Member of the National Assembly for Wallis and Futuna
- In office 24 March 2013 – 2 February 2018
- Preceded by: David Vergé
- Succeeded by: Sylvain Brial
- Majority: 647 votes (5.2 %)

Personal details
- Born: 25 June 1965 (age 60) Mu'a, Uvea, Wallis and Futuna
- Party: none

= Napole Polutele =

French politician

Napole Polutélé (born 25 June 1965) is a French politician.

==Early life==
Born on Wallis, he studied in metropolitan France in Toulouse and Bordeaux, then began a career as a secondary school history and geography teacher, first in Nouméa (New Caledonia) for a year, then in his home island.

==Career==
He served as a member of the Territorial Assembly of Wallis and Futuna, before entering French national politics. He stood as a candidate in the 2013 by-election for Wallis and Futuna's seat in the French National Assembly. Although he stood as an independent, he was endorsed and supported by the right-wing Union for a Popular Movement (UMP). He was elected, in the second round on 24 March, with 37.5% of the vote, ahead of two candidates of the left.

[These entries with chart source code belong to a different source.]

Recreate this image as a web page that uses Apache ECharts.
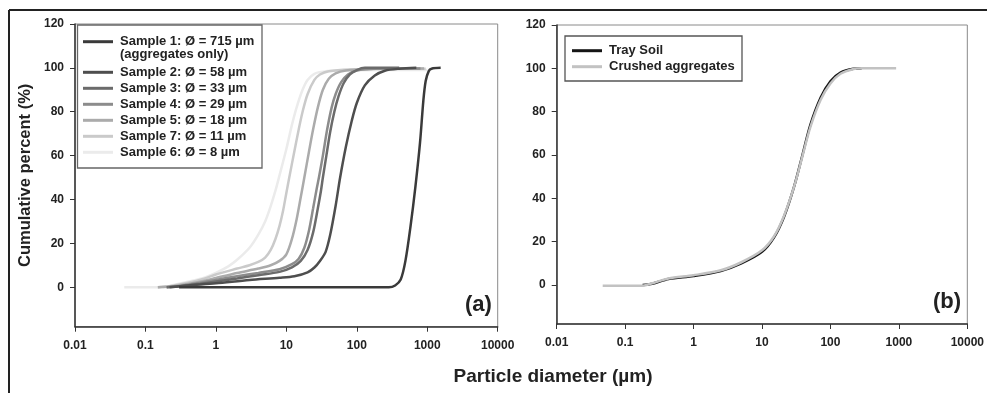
<!DOCTYPE html>
<html>
<head>
<meta charset="utf-8">
<script src="https://cdn.jsdelivr.net/npm/echarts@6/dist/echarts.min.js"></script>
<style>
html,body{margin:0;padding:0;background:#fff;}
#chart{width:987px;height:393px;}
</style>
</head>
<body>
<div id="chart"></div>
<script>
// ---- data (particle diameter µm, cumulative %) ----
var xTickLabels = ['0.01', '0.1', '1', '10', '100', '1000', '10000'];
var yTickValues = [0, 20, 40, 60, 80, 100, 120];

var namesA = ['Sample 1: Ø = 715 µm', 'Sample 2: Ø = 58 µm', 'Sample 3: Ø = 33 µm', 'Sample 4: Ø = 29 µm', 'Sample 5: Ø = 18 µm', 'Sample 7: Ø = 11 µm', 'Sample 6: Ø = 8 µm'];
var colorsA = ['#3a3a3a', '#4e4e4e', '#6b6b6b', '#8c8c8c', '#ababab', '#cacaca', '#ebebeb'];

var sample1 = [[0.3,0],[1,0],[10,0],[100,0],[285,0],[350,0.8],[420,3.5],[490,12],[580,28],[680,46],[790,66],[880,85],[950,94],[1050,98.5],[1150,99.6],[1550,100]];
var sample2 = [[0.22,0],[0.4,0.8],[1,1.8],[3,3.3],[8,4.3],[13,5],[20,6.8],[25,9],[30,12],[36,16],[42,24],[50,37],[58,50],[70,64],[85,76],[100,84],[130,92],[180,96.5],[250,98.7],[400,99.6],[700,100]];
var sample3 = [[0.2,0],[0.3,0.4],[0.6,1.6],[1,2.6],[2,4],[4,5.5],[8,7],[12,9],[16,12],[20,17],[24,25],[28,36],[31,44],[33,50],[37,60],[42,71],[48,80],[55,87],[65,93],[80,97],[100,99],[130,100],[200,100],[400,100]];
var sample4 = [[0.2,0],[0.3,0.5],[0.6,2],[1,3.3],[2,5],[4,6.5],[8,8.2],[12,10.5],[15,13],[18,18],[21,26],[24,36],[27,45],[29,50],[33,60],[38,72],[44,82],[50,88],[60,93.5],[75,97],[100,98.8],[150,99.5],[300,99.7],[800,99.7]];
var sample5 = [[0.15,0],[0.22,0.3],[0.4,1.5],[0.7,3],[1,4.2],[2,6.5],[4,8.5],[6,10],[8,12],[10,15],[12,22],[14,31],[16,41],[18,50],[21,62],[24,72],[28,82],[33,90],[40,95],[50,97.5],[70,98.8],[150,99.5],[500,99.7],[900,99.7]];
var sample7 = [[0.15,0],[0.22,0.5],[0.4,2],[0.7,4],[1,5.8],[2,8.5],[3,10],[4,11.5],[5,13.5],[6,17],[7,22],[8,28],[9,35],[10,43],[11,50],[13,62],[15,72],[17,80],[20,88],[25,94.5],[30,97],[40,98.5],[80,99.3],[300,99.6],[950,99.6]];
var sample6 = [[0.05,0],[0.17,0],[0.25,1],[0.4,2.5],[0.7,4.5],[1,6.5],[1.5,9.5],[2,12.5],[3,18],[4,24],[5,30],[6,37],[7,44],[8,51],[10,63],[12,74],[14,82],[17,90],[20,94.5],[25,97.3],[35,98.4],[60,98.8],[200,99],[1000,99]];
var seriesA = [sample1, sample2, sample3, sample4, sample5, sample7, sample6];

var namesB = ['Tray Soil', 'Crushed aggregates'];
var colorsB = ['#151515', '#c2c2c2'];
var traySoil = [[0.18,0],[0.25,0.6],[0.43,2.8],[1,4.2],[2.5,6.5],[5,10],[10,15.3],[15,22],[21,31.5],[29.5,45.5],[39,60],[51,74],[72,86.5],[100,94],[140,98],[217,99.8],[287,100]];
var crushedAggregates = [[0.047,-0.3],[0.18,-0.3],[0.25,0.8],[0.43,3],[1,4.5],[2.5,6.8],[5,10.5],[10,16],[15,22.5],[21,32],[29.5,45.5],[39,59.5],[51,73],[72,85.5],[100,93],[140,97.5],[217,99.7],[287,100],[500,100],[912,100]];
var seriesB = [traySoil, crushedAggregates];

// ---- chart ----
var FONT = '"Liberation Sans", Arial, sans-serif';
var chart = echarts.init(document.getElementById('chart'), null, {renderer: 'canvas'});

function xAxisCfg(gi) {
  return {
    type: 'log', logBase: 10, min: 0.01, max: 10000, gridIndex: gi,
    axisLine: {show: true, onZero: false, lineStyle: {color: '#333', width: 1.5}},
    axisTick: {show: true, inside: false, length: 5, lineStyle: {color: '#333', width: 1}},
    minorTick: {show: false},
    splitLine: {show: false},
    axisLabel: {
      margin: 13, color: '#222', fontFamily: FONT, fontWeight: 'bold', fontSize: 12,
      showMinLabel: true, showMaxLabel: true,
      formatter: function (v) { return xTickLabels[Math.round(Math.log10(v)) + 2]; }
    }
  };
}
function yAxisCfg(gi, withName) {
  var c = {
    type: 'value', min: -18, max: 120, gridIndex: gi,
    axisLine: {show: true, onZero: false, lineStyle: {color: '#333', width: 1.5}},
    axisTick: {show: true, inside: false, length: 5, customValues: yTickValues, lineStyle: {color: '#333', width: 1}},
    splitLine: {show: false},
    axisLabel: {margin: 11, color: '#222', fontFamily: FONT, fontWeight: 'bold', fontSize: 12, customValues: yTickValues}
  };
  if (withName) {
    c.name = 'Cumulative percent (%)';
    c.nameLocation = 'middle';
    c.nameGap = 41;
    c.nameRotate = 90;
    c.nameTextStyle = {color: '#222', fontFamily: FONT, fontWeight: 'bold', fontSize: 16.5};
  }
  return c;
}

var series = [];
seriesA.forEach(function (d, i) {
  series.push({
    type: 'line', name: namesA[i], data: d, xAxisIndex: 0, yAxisIndex: 0,
    symbol: 'none', smooth: 0.3,
    lineStyle: {color: colorsA[i], width: 2.5}, itemStyle: {color: colorsA[i]},
    z: 2 + (seriesA.length - i)
  });
});
seriesB.forEach(function (d, i) {
  series.push({
    type: 'line', name: namesB[i], data: d, xAxisIndex: 1, yAxisIndex: 1,
    symbol: 'none', smooth: 0.3,
    lineStyle: {color: colorsB[i], width: 2.5}, itemStyle: {color: colorsB[i]},
    z: i === 0 ? 3 : 4
  });
});

var legendText = {color: '#222', fontFamily: FONT, fontWeight: 'bold', fontSize: 13, lineHeight: 14, padding: [0, 0, 0, 2]};

var option = {
  animation: false,
  backgroundColor: '#fff',
  grid: [
    {left: 75, top: 24, width: 422.7, height: 302.7, show: true, borderColor: '#8a8a8a', borderWidth: 1},
    {left: 556.7, top: 25, width: 415, height: 299, show: true, borderColor: '#8a8a8a', borderWidth: 1}
  ],
  xAxis: [xAxisCfg(0), xAxisCfg(1)],
  yAxis: [yAxisCfg(0, true), yAxisCfg(1, false)],
  legend: [
    {
      data: [namesA[0]], orient: 'vertical', left: 83, top: 34.7, padding: 0,
      itemWidth: 30, itemHeight: 3, icon: 'rect', itemGap: 2, textStyle: legendText,
      selectedMode: false, z: 20
    },
    {
      data: namesA.slice(1), orient: 'vertical', left: 83, top: 65.3, padding: 0,
      itemWidth: 30, itemHeight: 3, icon: 'rect', itemGap: 2, textStyle: legendText,
      selectedMode: false, z: 20
    },
    {
      data: namesB, orient: 'vertical', left: 572, top: 43.7, padding: 0,
      itemWidth: 30, itemHeight: 3, icon: 'rect', itemGap: 2, textStyle: legendText,
      selectedMode: false, z: 20
    }
  ],
  graphic: [
    {type: 'line', shape: {x1: 9, y1: 10, x2: 987, y2: 10}, style: {stroke: '#222', lineWidth: 2}, z: 10},
    {type: 'line', shape: {x1: 9, y1: 10, x2: 9, y2: 393}, style: {stroke: '#222', lineWidth: 2}, z: 10},
    {type: 'rect', shape: {x: 77.5, y: 25, width: 184.5, height: 143}, style: {fill: 'none', stroke: '#666', lineWidth: 1.3}, z: 1},
    {type: 'rect', shape: {x: 565, y: 36, width: 177, height: 45}, style: {fill: 'none', stroke: '#555', lineWidth: 1.3}, z: 1},
    {type: 'text', left: 120, top: 48, style: {text: '(aggregates only)', fill: '#222', font: 'bold 13px ' + FONT}, z: 11},
    {type: 'text', left: 465, top: 294, style: {text: '(a)', fill: '#222', font: 'bold 22px ' + FONT}, z: 11},
    {type: 'text', left: 933, top: 291, style: {text: '(b)', fill: '#222', font: 'bold 22px ' + FONT}, z: 11},
    {type: 'text', x: 553, y: 377, style: {text: 'Particle diameter (µm)', fill: '#222', font: 'bold 19px ' + FONT, textAlign: 'center', textVerticalAlign: 'middle'}, z: 11}
  ],
  series: series
};
chart.setOption(option);
</script>
</body>
</html>
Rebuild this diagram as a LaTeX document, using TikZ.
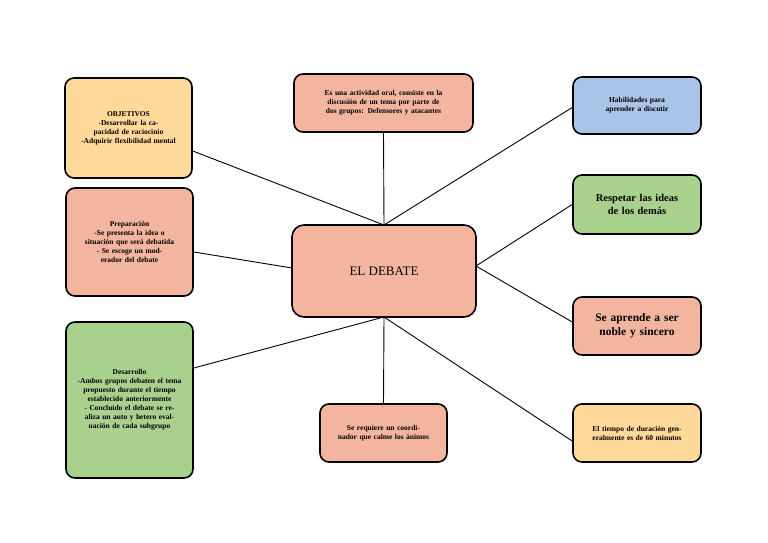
\documentclass[tikz,border=0pt]{standalone}
\usepackage{fontspec}
\setmainfont{Liberation Serif}
\begin{document}
\begin{tikzpicture}[x=1pt,y=-1pt,
 bx/.style={draw=black,line width=1.6pt,rounded corners=9pt,align=center,inner sep=2pt,font=\bfseries\fontsize{7.5}{9}\selectfont},
 ln/.style={line width=0.9pt}]
\definecolor{yel}{HTML}{FFD99A}\definecolor{sal}{HTML}{F4B5A0}\definecolor{grn}{HTML}{A9D18E}\definecolor{blu}{HTML}{A9C4E8}
\useasboundingbox (0,0) rectangle (768,543);
\newcommand\bxat[6]{\node[bx,fill=#5,minimum width=#3-#1,minimum height=#4-#2,text width=#3-#1-14] (#6) at ({(#1+#3)/2},{(#2+#4)/2})}
\bxat{65}{78}{192}{178}{yel}{obj}{OBJETIVOS\\-Desarrollar la capacidad de raciocinio\\-Adquirir flexibilidad mental};
\bxat{66}{188}{193}{296}{sal}{prep}{Preparación\\-Se presenta la idea o situación que será debatida\\- Se escoge un moderador del debate};
\bxat{66}{322}{193}{478}{grn}{des}{Desarrollo\\-Ambos grupos debaten el tema propuesto durante el tiempo establecido anteriormente\\- Concluido el debate se realiza un auto y hetero evaluación de cada subgrupo};
\bxat{294}{74}{473}{132}{sal}{top}{Es una actividad oral, consiste en la discusión de un tema por parte de dos grupos: Defensores y atacantes};
\node[bx,fill=sal,minimum width=184,minimum height=92,font=\fontsize{13}{15}\selectfont,rounded corners=12pt] (c) at (384,271) {EL DEBATE};
\bxat{573}{77}{701}{134}{blu}{hab}{Habilidades para aprender a discutir};
\node[bx,fill=grn,minimum width=128,minimum height=59,text width=110,font=\bfseries\fontsize{10.5}{13}\selectfont] (res) at (637,204.5) {Respetar las ideas de los demás};
\node[bx,fill=sal,minimum width=128,minimum height=58,text width=110,font=\bfseries\fontsize{11.5}{14}\selectfont] (apr) at (637,326) {Se aprende a ser noble y sincero};
\bxat{573}{404}{701}{462}{yel}{tie}{El tiempo de duración generalmente es de 60 minutos};
\bxat{320}{404}{447}{462}{sal}{req}{Se requiere un coordinador que calme los ánimos};
\coordinate (ct) at (384,225);\coordinate (cb) at (384,317);
\coordinate (cl) at (292,268);\coordinate (cr) at (476,266);
\draw[ln] ([yshift=-23]obj.east) -- (ct);
\draw[ln] (top.south) -- (ct);
\draw[ln] ([yshift=-2]hab.west) -- (ct);
\draw[ln] ([yshift=-10]prep.east) -- (cl);
\draw[ln] ([yshift=32]des.east) -- (cb);
\draw[ln] (req.north) -- (cb);
\draw[ln] ([yshift=-8]tie.west) -- (cb);
\draw[ln] (res.west) -- (cr);
\draw[ln] ([yshift=4]apr.west) -- (cr);
\end{tikzpicture}
\end{document}
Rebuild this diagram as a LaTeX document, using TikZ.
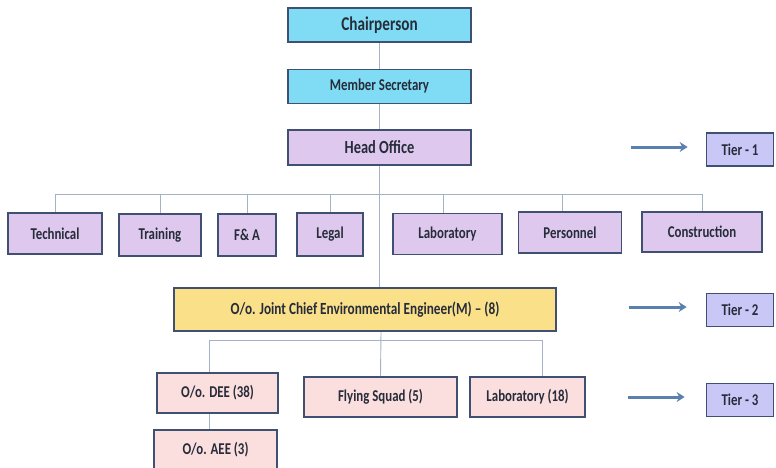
\documentclass[tikz,border=0pt]{standalone}
\usepackage{fontspec}
\setmainfont{Carlito}[FakeStretch=0.78]
\usetikzlibrary{arrows.meta}
\definecolor{boxline}{HTML}{3F5072}
\definecolor{linkgray}{HTML}{A3B2C4}
\definecolor{arrowblue}{HTML}{5A80B0}
\definecolor{cyanbox}{HTML}{80DCF4}
\definecolor{lilac}{HTML}{DEC8EE}
\definecolor{tierfill}{HTML}{C9C7F6}
\definecolor{goldbox}{HTML}{FBE08A}
\definecolor{rosebox}{HTML}{FBDEDE}
\definecolor{inktext}{HTML}{262C3A}

\begin{document}
\begin{tikzpicture}[x=1pt, y=-1pt,
    unit/.style={draw=boxline, line width=1.7pt, inner sep=0pt, text=inktext,
                 font=\fontsize{16.5}{19}\selectfont\bfseries},
    big/.style={font=\fontsize{#1}{20}\selectfont\bfseries},
    top/.style={unit, fill=cyanbox, minimum width=183pt, minimum height=34pt},
    dept/.style={unit, fill=lilac, minimum height=41pt},
    tier/.style={unit, fill=tierfill, minimum width=67pt, minimum height=33pt},
    link/.style={draw=linkgray, line width=0.9pt},
    tierarrow/.style={draw=arrowblue, line width=3pt, -{Stealth[length=8pt,width=10pt]}}]
    \useasboundingbox (0,0) rectangle (776,467);

    \draw 
    (379.5, 25) node[top, big=19.5](chair){Chairperson}
    (379.5, 86.5) node[top](secy){Member Secretary}
    (379.5, 147.5) node[dept, big=18.5, minimum width=183pt, minimum height=35pt](head){Head Office};

    \draw 
    (55, 233.5) node[dept, minimum width=94pt](tech){Technical}
    (160, 235) node[dept, minimum width=82pt, minimum height=42pt](train){Training}
    (247, 235) node[dept, minimum width=58pt, minimum height=42pt](fa){F\& A}
    (330, 234.5) node[dept, minimum width=66pt, minimum height=43pt](legal){Legal}
    (447.5, 234) node[dept, minimum width=109pt](lab){Laboratory}
    (570, 232.5) node[dept, minimum width=103pt](pers){Personnel}
    (702, 232) node[dept, minimum width=120pt, minimum height=40pt](cons){Construction};

    \draw 
    (365, 309.5) node[unit, big=17, fill=goldbox, minimum width=382pt, minimum height=43pt](jce){O/o. Joint Chief Environmental Engineer(M) -- (8)}
    (217.5, 393) node[unit, fill=rosebox, minimum width=121pt, minimum height=40pt](dee){O/o. DEE (38)}
    (380.5, 397) node[unit, fill=rosebox, minimum width=153pt, minimum height=40pt](squad){Flying Squad (5)}
    (527.5, 397) node[unit, fill=rosebox, minimum width=115pt, minimum height=40pt](lab18){Laboratory (18)}
    (215.5, 450) node[unit, fill=rosebox, minimum width=123pt, minimum height=40pt](aee){O/o. AEE (3)};

    \draw 
    (740, 149.5) node[tier](t1){Tier - 1}
    (740, 310) node[tier](t2){Tier - 2}
    (740, 400) node[tier](t3){Tier - 3};

    \coordinate (upbus) at (379.5, 194);
    \coordinate (lowbus) at (381, 340);

    \draw[link] (chair) -- (secy);
    \draw[link] (secy) -- (head);
    \draw[link] (head.south) -- (head.south |- jce.north);
    \draw[link] (upbus) -| (tech.north);
    \draw[link] (upbus) -| (train.north);
    \draw[link] (upbus) -| (fa.north);
    \draw[link] (upbus) -| (legal.north);
    \draw[link] (upbus) -| ([xshift=-4pt]lab.north);
    \draw[link] (upbus) -| ([xshift=-8pt]pers.north);
    \draw[link] (upbus) -| (cons.north);

    \draw[link] (lowbus |- jce.south) -- (squad.north);
    \draw[link] (lowbus) -| ([xshift=-8pt]dee.north);
    \draw[link] (lowbus) -| ([xshift=15pt]lab18.north);
    \draw[link] ([xshift=-8pt]dee.south) -- ([xshift=-8pt]dee.south |- aee.north);

    \draw[tierarrow] ([xshift=-75pt, yshift=2.5pt]t1.west) -- ([xshift=-18pt, yshift=2.5pt]t1.west);
    \draw[tierarrow] ([xshift=-77pt, yshift=3pt]t2.west) -- ([xshift=-19pt, yshift=3pt]t2.west);
    \draw[tierarrow] ([xshift=-78pt, yshift=3pt]t3.west) -- ([xshift=-21pt, yshift=3pt]t3.west);

  \end{tikzpicture}
\end{document}
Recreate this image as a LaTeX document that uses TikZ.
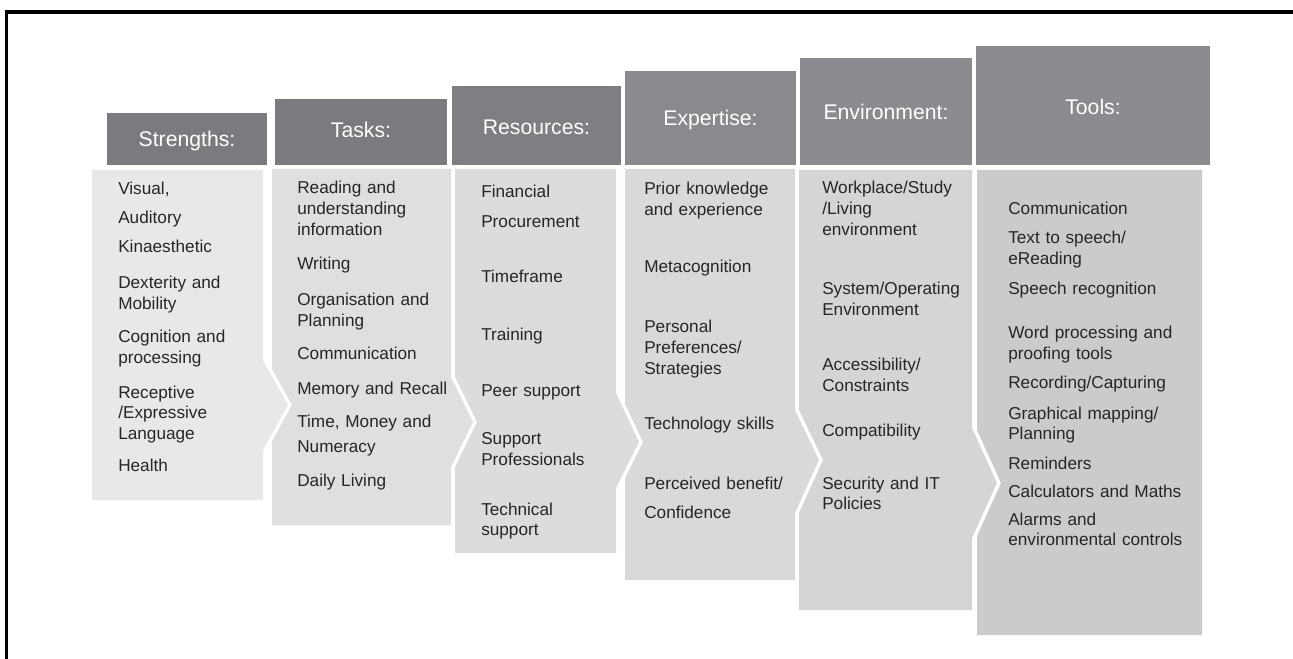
\documentclass[tikz,border=0pt]{standalone}
\usepackage{fontspec}
\setmainfont{Liberation Sans}
\usepackage{tikz}
\usetikzlibrary{positioning}
\usepackage{xcolor}

\definecolor{headS}{HTML}{7A7B7F}
\definecolor{headT}{HTML}{7A7B7F}
\definecolor{headR}{HTML}{7E7F83}
\definecolor{headE}{HTML}{898A8E}
\definecolor{headV}{HTML}{8A8B8F}
\definecolor{headL}{HTML}{8A8B8F}
\definecolor{bodyS}{HTML}{E7E8E9}
\definecolor{bodyT}{HTML}{DEDFE1}
\definecolor{bodyR}{HTML}{DBDCDE}
\definecolor{bodyE}{HTML}{D8D9DB}
\definecolor{bodyV}{HTML}{D4D5D7}
\definecolor{bodyL}{HTML}{CACBCD}
\definecolor{itemtext}{HTML}{262626}

\tikzset{
  headtext/.style={anchor=base, inner sep=0pt, text=white, font=\fontsize{15.9}{19}\selectfont},
  item/.style={anchor=base west, inner sep=0pt, text=itemtext, align=left, text width=150pt,
    font=\fontsize{12.9}{15.4}\selectfont},
}

\begin{document}
\begin{tikzpicture}[x=0.75pt, y=-0.75pt]
      \useasboundingbox (0,0) rectangle (1293,659);
      \draw [line width=2.6pt] (6.5,659) -- (6.5,12) -- (1293,12);

      % Strengths
      \fill [headS] (107,113) rectangle (267,165);
      \node [headtext] (strengths) at (187,146.6) {Strengths:};
      \fill [bodyS] (92,170) -- (263,170) -- (263,360) -- (288,405) -- (263,450)
        -- (263,500) -- (92,500) -- cycle;
      \node [item] (s1) at (118,195) {Visual,};
      \node [item] (s2) at (118,224) {Auditory};
      \node [item] (s3) at (118,253) {Kinaesthetic};
      \node [item] (s4) at (118,289) {Dexterity and\\Mobility};
      \node [item] (s5) at (118,343) {Cognition and\\processing};
      \node [item] (s6) at (118,398) {Receptive\\/Expressive\\Language};
      \node [item] (s7) at (118,471) {Health};

      % Tasks
      \fill [headT] (275,99) rectangle (447,165);
      \node [headtext] (tasks) at (361,137.6) {Tasks:};
      \fill [bodyT] (272,169) -- (451,169) -- (451,377) -- (473,422) -- (451,467)
        -- (451,525) -- (272,525) -- (272,441) -- (292,405) -- (272,369) -- cycle;
      \node [item] (t1) at (297,194) {Reading and\\understanding\\information};
      \node [item] (t2) at (297,270) {Writing};
      \node [item] (t3) at (297,306) {Organisation and\\Planning};
      \node [item] (t4) at (297,360) {Communication};
      \node [item] (t5) at (297,394) {Memory and Recall};
      \node [item] (t6) at (297,427) {Time, Money and\\[4pt]Numeracy};
      \node [item] (t7) at (297,486) {Daily Living};

      % Resources
      \fill [headR] (452,86) rectangle (621,165);
      \node [headtext] (resources) at (536.5,134.6) {Resources:};
      \fill [bodyR] (455,169) -- (616,169) -- (616,393) -- (639,442) -- (616,488)
        -- (616,553) -- (455,553) -- (455,467) -- (477,422) -- (455,377) -- cycle;
      \node [item] (r1) at (481,198) {Financial\\[6.4pt]Procurement};
      \node [item] (r2) at (481,283) {Timeframe};
      \node [item] (r3) at (481,341) {Training};
      \node [item] (r4) at (481,397) {Peer support};
      \node [item] (r5) at (481,445) {Support\\Professionals};
      \node [item] (r6) at (481,515) {Technical\\support};

      % Expertise
      \fill [headE] (625,71) rectangle (796,165);
      \node [headtext] (expertise) at (710.5,125.6) {Expertise:};
      \fill [bodyE] (625,169) -- (795,169) -- (795,410) -- (819,460) -- (795,513)
        -- (795,580) -- (625,580) -- (625,478) -- (643,442) -- (625,404) -- cycle;
      \node [item] (e1) at (644,195) {Prior knowledge\\and experience};
      \node [item] (e2) at (644,273) {Metacognition};
      \node [item] (e3) at (644,333) {Personal\\Preferences/\\Strategies};
      \node [item] (e4) at (644,430) {Technology skills};
      \node [item] (e5) at (644,489) {Perceived benefit/\\[7pt]Confidence};

      % Environment
      \fill [headV] (800,58) rectangle (972,165);
      \node [headtext] (environment) at (886,119.6) {Environment:};
      \fill [bodyV] (799,170) -- (972,170) -- (972,428) -- (997,483) -- (972,538)
        -- (972,610) -- (799,610) -- (799,513) -- (823,460) -- (799,410) -- cycle;
      \node [item] (v1) at (822,194) {Workplace/Study\\/Living\\environment};
      \node [item] (v2) at (822,295) {System/Operating\\Environment};
      \node [item] (v3) at (822,371) {Accessibility/\\Constraints};
      \node [item] (v4) at (822,436) {Compatibility};
      \node [item] (v5) at (822,489) {Security and IT\\Policies};

      % Tools
      \fill [headL] (976,46) rectangle (1210,165);
      \node [headtext] (tools) at (1093,114.6) {Tools:};
      \fill [bodyL] (977,170) -- (1202,170) -- (1202,635) -- (977,635) -- (977,536)
        -- (1001,483) -- (977,430) -- cycle;
      \node [item] (l1) at (1008,215) {Communication};
      \node [item] (l2) at (1008,244) {Text to speech/\\eReading};
      \node [item] (l3) at (1008,295) {Speech recognition};
      \node [item] (l4) at (1008,339) {Word processing and\\proofing tools};
      \node [item] (l5) at (1008,388) {Recording/Capturing};
      \node [item] (l6) at (1008,419) {Graphical mapping/\\Planning};
      \node [item] (l7) at (1008,469) {Reminders};
      \node [item] (l8) at (1008,497) {Calculators and Maths};
      \node [item] (l9) at (1008,525) {Alarms and\\environmental controls};
\end{tikzpicture}
\end{document}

Two months later, having been elected to sit on the opposition benches (albeit officially as an independent), he joined the ranks of the Socialist-led majority in the National Assembly. He explained frankly that being a member of the majority would make it easier for him to lobby the government for funds and services for his constituents - who, he said, cared little for the left-right divide prevalent in metropolitan France. He subsequently sat as an independent on the benches of the left. Specifically, he promised to lobby for the setting up of a better sewerage system in the territory, and faster repairs following damage caused by a cyclone. His crossing the floor so soon after his election caused strong reactions within the UMP, with party leader Jean-François Copé describing it as "shocking" and the party's parliamentary leader Christian Jacob calling it "outrageous".

His re-election in June 2017 was annulled by the Constitutional Council on 2 February 2018, forcing a by-election.